▶ _Objective_:
Leaving out every picture, quote the data below exactly as it appears.

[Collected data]
━━━━━━

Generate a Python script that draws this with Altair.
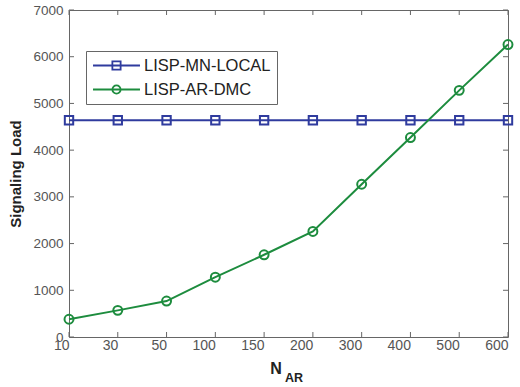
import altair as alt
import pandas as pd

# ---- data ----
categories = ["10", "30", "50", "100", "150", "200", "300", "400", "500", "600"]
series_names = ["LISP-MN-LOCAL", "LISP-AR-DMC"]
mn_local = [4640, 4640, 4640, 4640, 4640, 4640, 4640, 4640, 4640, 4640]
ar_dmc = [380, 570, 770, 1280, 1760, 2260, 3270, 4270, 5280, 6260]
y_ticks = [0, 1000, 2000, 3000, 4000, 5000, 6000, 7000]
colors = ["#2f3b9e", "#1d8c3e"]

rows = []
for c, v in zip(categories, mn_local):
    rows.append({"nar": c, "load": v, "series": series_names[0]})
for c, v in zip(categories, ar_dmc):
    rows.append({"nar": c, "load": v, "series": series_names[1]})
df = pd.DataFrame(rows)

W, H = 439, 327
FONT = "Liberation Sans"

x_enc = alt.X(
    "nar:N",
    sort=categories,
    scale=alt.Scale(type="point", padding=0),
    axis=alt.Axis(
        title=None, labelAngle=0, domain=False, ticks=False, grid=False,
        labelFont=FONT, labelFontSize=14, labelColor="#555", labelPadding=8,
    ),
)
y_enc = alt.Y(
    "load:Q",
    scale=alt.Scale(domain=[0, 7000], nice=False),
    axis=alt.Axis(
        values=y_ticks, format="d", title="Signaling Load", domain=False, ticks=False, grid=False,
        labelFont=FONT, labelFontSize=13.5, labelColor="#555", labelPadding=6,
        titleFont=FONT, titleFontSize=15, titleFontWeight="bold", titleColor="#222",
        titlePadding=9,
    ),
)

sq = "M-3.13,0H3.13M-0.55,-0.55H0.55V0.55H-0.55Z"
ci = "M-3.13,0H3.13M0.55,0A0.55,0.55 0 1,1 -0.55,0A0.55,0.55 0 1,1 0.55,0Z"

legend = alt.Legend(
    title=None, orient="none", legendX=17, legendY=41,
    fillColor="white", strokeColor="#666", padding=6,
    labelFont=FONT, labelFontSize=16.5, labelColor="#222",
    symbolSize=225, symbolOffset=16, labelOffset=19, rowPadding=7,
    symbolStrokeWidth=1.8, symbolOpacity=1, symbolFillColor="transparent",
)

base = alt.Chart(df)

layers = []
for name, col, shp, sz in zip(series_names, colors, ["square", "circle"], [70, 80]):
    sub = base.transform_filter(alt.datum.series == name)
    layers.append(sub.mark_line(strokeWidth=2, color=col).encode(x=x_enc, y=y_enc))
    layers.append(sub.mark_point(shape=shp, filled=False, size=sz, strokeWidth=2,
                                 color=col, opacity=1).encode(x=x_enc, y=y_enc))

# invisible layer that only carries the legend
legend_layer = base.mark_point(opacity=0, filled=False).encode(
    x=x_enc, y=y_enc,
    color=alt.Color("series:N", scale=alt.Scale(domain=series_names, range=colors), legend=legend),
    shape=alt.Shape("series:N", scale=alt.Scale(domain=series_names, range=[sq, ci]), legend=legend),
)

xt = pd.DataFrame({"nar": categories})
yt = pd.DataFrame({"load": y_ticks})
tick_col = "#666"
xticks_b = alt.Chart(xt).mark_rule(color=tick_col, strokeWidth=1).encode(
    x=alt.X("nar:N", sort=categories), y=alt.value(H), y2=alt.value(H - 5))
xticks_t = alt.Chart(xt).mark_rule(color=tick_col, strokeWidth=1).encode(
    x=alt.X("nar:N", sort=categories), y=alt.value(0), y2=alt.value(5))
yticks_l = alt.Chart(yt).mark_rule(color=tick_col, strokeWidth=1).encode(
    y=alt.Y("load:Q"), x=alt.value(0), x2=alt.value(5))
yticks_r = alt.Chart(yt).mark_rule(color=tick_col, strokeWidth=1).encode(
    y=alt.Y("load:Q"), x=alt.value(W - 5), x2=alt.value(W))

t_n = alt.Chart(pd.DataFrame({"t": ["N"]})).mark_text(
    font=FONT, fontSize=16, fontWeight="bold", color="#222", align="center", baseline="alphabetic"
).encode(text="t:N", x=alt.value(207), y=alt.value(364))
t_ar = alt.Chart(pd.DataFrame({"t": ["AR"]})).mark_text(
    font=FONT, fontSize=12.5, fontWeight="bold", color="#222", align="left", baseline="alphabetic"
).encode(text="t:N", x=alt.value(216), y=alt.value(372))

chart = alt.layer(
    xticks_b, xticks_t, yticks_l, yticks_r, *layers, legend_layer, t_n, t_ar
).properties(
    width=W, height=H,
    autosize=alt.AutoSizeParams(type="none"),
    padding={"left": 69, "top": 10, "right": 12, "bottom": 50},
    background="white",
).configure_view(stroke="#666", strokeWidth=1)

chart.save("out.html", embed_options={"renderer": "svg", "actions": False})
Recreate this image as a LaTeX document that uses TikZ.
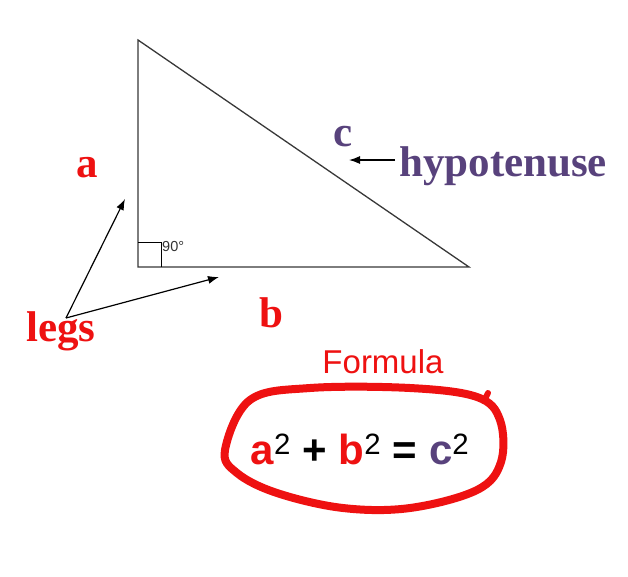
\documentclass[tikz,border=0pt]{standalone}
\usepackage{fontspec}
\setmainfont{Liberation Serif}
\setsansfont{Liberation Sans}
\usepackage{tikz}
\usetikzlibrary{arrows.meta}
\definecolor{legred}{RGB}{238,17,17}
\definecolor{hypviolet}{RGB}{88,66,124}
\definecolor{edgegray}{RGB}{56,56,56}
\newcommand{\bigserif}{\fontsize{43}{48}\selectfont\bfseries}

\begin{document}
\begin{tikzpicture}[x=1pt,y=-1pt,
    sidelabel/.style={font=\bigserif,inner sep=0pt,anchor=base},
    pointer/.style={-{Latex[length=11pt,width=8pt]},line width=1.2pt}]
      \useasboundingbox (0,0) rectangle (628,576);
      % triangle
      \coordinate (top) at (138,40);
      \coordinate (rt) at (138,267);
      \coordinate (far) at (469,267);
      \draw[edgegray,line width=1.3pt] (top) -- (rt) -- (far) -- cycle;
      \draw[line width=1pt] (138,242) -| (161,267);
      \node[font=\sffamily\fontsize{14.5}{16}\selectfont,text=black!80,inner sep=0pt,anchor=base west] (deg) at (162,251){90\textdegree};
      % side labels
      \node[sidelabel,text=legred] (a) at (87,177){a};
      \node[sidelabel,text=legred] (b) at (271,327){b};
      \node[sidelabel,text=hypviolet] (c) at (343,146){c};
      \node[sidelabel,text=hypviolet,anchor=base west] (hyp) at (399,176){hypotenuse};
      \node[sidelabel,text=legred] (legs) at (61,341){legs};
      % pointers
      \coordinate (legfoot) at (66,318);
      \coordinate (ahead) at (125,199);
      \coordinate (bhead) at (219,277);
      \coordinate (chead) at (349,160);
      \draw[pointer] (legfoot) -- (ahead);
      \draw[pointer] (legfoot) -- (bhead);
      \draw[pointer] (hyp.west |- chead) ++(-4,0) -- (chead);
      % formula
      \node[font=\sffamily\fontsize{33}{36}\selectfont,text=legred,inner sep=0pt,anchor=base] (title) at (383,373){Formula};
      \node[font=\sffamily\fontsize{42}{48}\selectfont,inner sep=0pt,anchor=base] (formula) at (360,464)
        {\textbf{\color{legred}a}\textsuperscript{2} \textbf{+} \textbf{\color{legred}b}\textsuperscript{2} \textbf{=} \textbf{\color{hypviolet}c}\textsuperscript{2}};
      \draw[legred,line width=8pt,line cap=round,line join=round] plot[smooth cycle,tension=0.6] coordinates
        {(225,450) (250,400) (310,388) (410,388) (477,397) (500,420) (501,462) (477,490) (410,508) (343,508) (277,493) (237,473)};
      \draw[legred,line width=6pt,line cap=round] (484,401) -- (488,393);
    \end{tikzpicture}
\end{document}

━━━━━━

▶ _Result for this exercise_:
Generate a Python script that draws this with Altair.
import altair as alt
import pandas as pd

# ---- data ----
categories = ["10", "30", "50", "100", "150", "200", "300", "400", "500", "600"]
series_names = ["LISP-MN-LOCAL", "LISP-AR-DMC"]
mn_local = [4640, 4640, 4640, 4640, 4640, 4640, 4640, 4640, 4640, 4640]
ar_dmc = [380, 570, 770, 1280, 1760, 2260, 3270, 4270, 5280, 6260]
y_ticks = [0, 1000, 2000, 3000, 4000, 5000, 6000, 7000]
colors = ["#2f3b9e", "#1d8c3e"]

rows = []
for c, v in zip(categories, mn_local):
    rows.append({"nar": c, "load": v, "series": series_names[0]})
for c, v in zip(categories, ar_dmc):
    rows.append({"nar": c, "load": v, "series": series_names[1]})
df = pd.DataFrame(rows)

W, H = 439, 327
FONT = "Liberation Sans"

x_enc = alt.X(
    "nar:N",
    sort=categories,
    scale=alt.Scale(type="point", padding=0),
    axis=alt.Axis(
        title=None, labelAngle=0, domain=False, ticks=False, grid=False,
        labelFont=FONT, labelFontSize=14, labelColor="#555", labelPadding=8,
    ),
)
y_enc = alt.Y(
    "load:Q",
    scale=alt.Scale(domain=[0, 7000], nice=False),
    axis=alt.Axis(
        values=y_ticks, format="d", title="Signaling Load", domain=False, ticks=False, grid=False,
        labelFont=FONT, labelFontSize=13.5, labelColor="#555", labelPadding=6,
        titleFont=FONT, titleFontSize=15, titleFontWeight="bold", titleColor="#222",
        titlePadding=9,
    ),
)

sq = "M-3.13,0H3.13M-0.55,-0.55H0.55V0.55H-0.55Z"
ci = "M-3.13,0H3.13M0.55,0A0.55,0.55 0 1,1 -0.55,0A0.55,0.55 0 1,1 0.55,0Z"

legend = alt.Legend(
    title=None, orient="none", legendX=17, legendY=41,
    fillColor="white", strokeColor="#666", padding=6,
    labelFont=FONT, labelFontSize=16.5, labelColor="#222",
    symbolSize=225, symbolOffset=16, labelOffset=19, rowPadding=7,
    symbolStrokeWidth=1.8, symbolOpacity=1, symbolFillColor="transparent",
)

base = alt.Chart(df)

layers = []
for name, col, shp, sz in zip(series_names, colors, ["square", "circle"], [70, 80]):
    sub = base.transform_filter(alt.datum.series == name)
    layers.append(sub.mark_line(strokeWidth=2, color=col).encode(x=x_enc, y=y_enc))
    layers.append(sub.mark_point(shape=shp, filled=False, size=sz, strokeWidth=2,
                                 color=col, opacity=1).encode(x=x_enc, y=y_enc))

# invisible layer that only carries the legend
legend_layer = base.mark_point(opacity=0, filled=False).encode(
    x=x_enc, y=y_enc,
    color=alt.Color("series:N", scale=alt.Scale(domain=series_names, range=colors), legend=legend),
    shape=alt.Shape("series:N", scale=alt.Scale(domain=series_names, range=[sq, ci]), legend=legend),
)

xt = pd.DataFrame({"nar": categories})
yt = pd.DataFrame({"load": y_ticks})
tick_col = "#666"
xticks_b = alt.Chart(xt).mark_rule(color=tick_col, strokeWidth=1).encode(
    x=alt.X("nar:N", sort=categories), y=alt.value(H), y2=alt.value(H - 5))
xticks_t = alt.Chart(xt).mark_rule(color=tick_col, strokeWidth=1).encode(
    x=alt.X("nar:N", sort=categories), y=alt.value(0), y2=alt.value(5))
yticks_l = alt.Chart(yt).mark_rule(color=tick_col, strokeWidth=1).encode(
    y=alt.Y("load:Q"), x=alt.value(0), x2=alt.value(5))
yticks_r = alt.Chart(yt).mark_rule(color=tick_col, strokeWidth=1).encode(
    y=alt.Y("load:Q"), x=alt.value(W - 5), x2=alt.value(W))

t_n = alt.Chart(pd.DataFrame({"t": ["N"]})).mark_text(
    font=FONT, fontSize=16, fontWeight="bold", color="#222", align="center", baseline="alphabetic"
).encode(text="t:N", x=alt.value(207), y=alt.value(364))
t_ar = alt.Chart(pd.DataFrame({"t": ["AR"]})).mark_text(
    font=FONT, fontSize=12.5, fontWeight="bold", color="#222", align="left", baseline="alphabetic"
).encode(text="t:N", x=alt.value(216), y=alt.value(372))

chart = alt.layer(
    xticks_b, xticks_t, yticks_l, yticks_r, *layers, legend_layer, t_n, t_ar
).properties(
    width=W, height=H,
    autosize=alt.AutoSizeParams(type="none"),
    padding={"left": 69, "top": 10, "right": 12, "bottom": 50},
    background="white",
).configure_view(stroke="#666", strokeWidth=1)

chart.save("out.html", embed_options={"renderer": "svg", "actions": False})
Recreate this image as a LaTeX document that uses TikZ.
\documentclass[tikz,border=0pt]{standalone}
\usepackage{fontspec}
\setmainfont{Liberation Serif}
\setsansfont{Liberation Sans}
\usepackage{tikz}
\usetikzlibrary{arrows.meta}
\definecolor{legred}{RGB}{238,17,17}
\definecolor{hypviolet}{RGB}{88,66,124}
\definecolor{edgegray}{RGB}{56,56,56}
\newcommand{\bigserif}{\fontsize{43}{48}\selectfont\bfseries}

\begin{document}
\begin{tikzpicture}[x=1pt,y=-1pt,
    sidelabel/.style={font=\bigserif,inner sep=0pt,anchor=base},
    pointer/.style={-{Latex[length=11pt,width=8pt]},line width=1.2pt}]
      \useasboundingbox (0,0) rectangle (628,576);
      % triangle
      \coordinate (top) at (138,40);
      \coordinate (rt) at (138,267);
      \coordinate (far) at (469,267);
      \draw[edgegray,line width=1.3pt] (top) -- (rt) -- (far) -- cycle;
      \draw[line width=1pt] (138,242) -| (161,267);
      \node[font=\sffamily\fontsize{14.5}{16}\selectfont,text=black!80,inner sep=0pt,anchor=base west] (deg) at (162,251){90\textdegree};
      % side labels
      \node[sidelabel,text=legred] (a) at (87,177){a};
      \node[sidelabel,text=legred] (b) at (271,327){b};
      \node[sidelabel,text=hypviolet] (c) at (343,146){c};
      \node[sidelabel,text=hypviolet,anchor=base west] (hyp) at (399,176){hypotenuse};
      \node[sidelabel,text=legred] (legs) at (61,341){legs};
      % pointers
      \coordinate (legfoot) at (66,318);
      \coordinate (ahead) at (125,199);
      \coordinate (bhead) at (219,277);
      \coordinate (chead) at (349,160);
      \draw[pointer] (legfoot) -- (ahead);
      \draw[pointer] (legfoot) -- (bhead);
      \draw[pointer] (hyp.west |- chead) ++(-4,0) -- (chead);
      % formula
      \node[font=\sffamily\fontsize{33}{36}\selectfont,text=legred,inner sep=0pt,anchor=base] (title) at (383,373){Formula};
      \node[font=\sffamily\fontsize{42}{48}\selectfont,inner sep=0pt,anchor=base] (formula) at (360,464)
        {\textbf{\color{legred}a}\textsuperscript{2} \textbf{+} \textbf{\color{legred}b}\textsuperscript{2} \textbf{=} \textbf{\color{hypviolet}c}\textsuperscript{2}};
      \draw[legred,line width=8pt,line cap=round,line join=round] plot[smooth cycle,tension=0.6] coordinates
        {(225,450) (250,400) (310,388) (410,388) (477,397) (500,420) (501,462) (477,490) (410,508) (343,508) (277,493) (237,473)};
      \draw[legred,line width=6pt,line cap=round] (484,401) -- (488,393);
    \end{tikzpicture}
\end{document}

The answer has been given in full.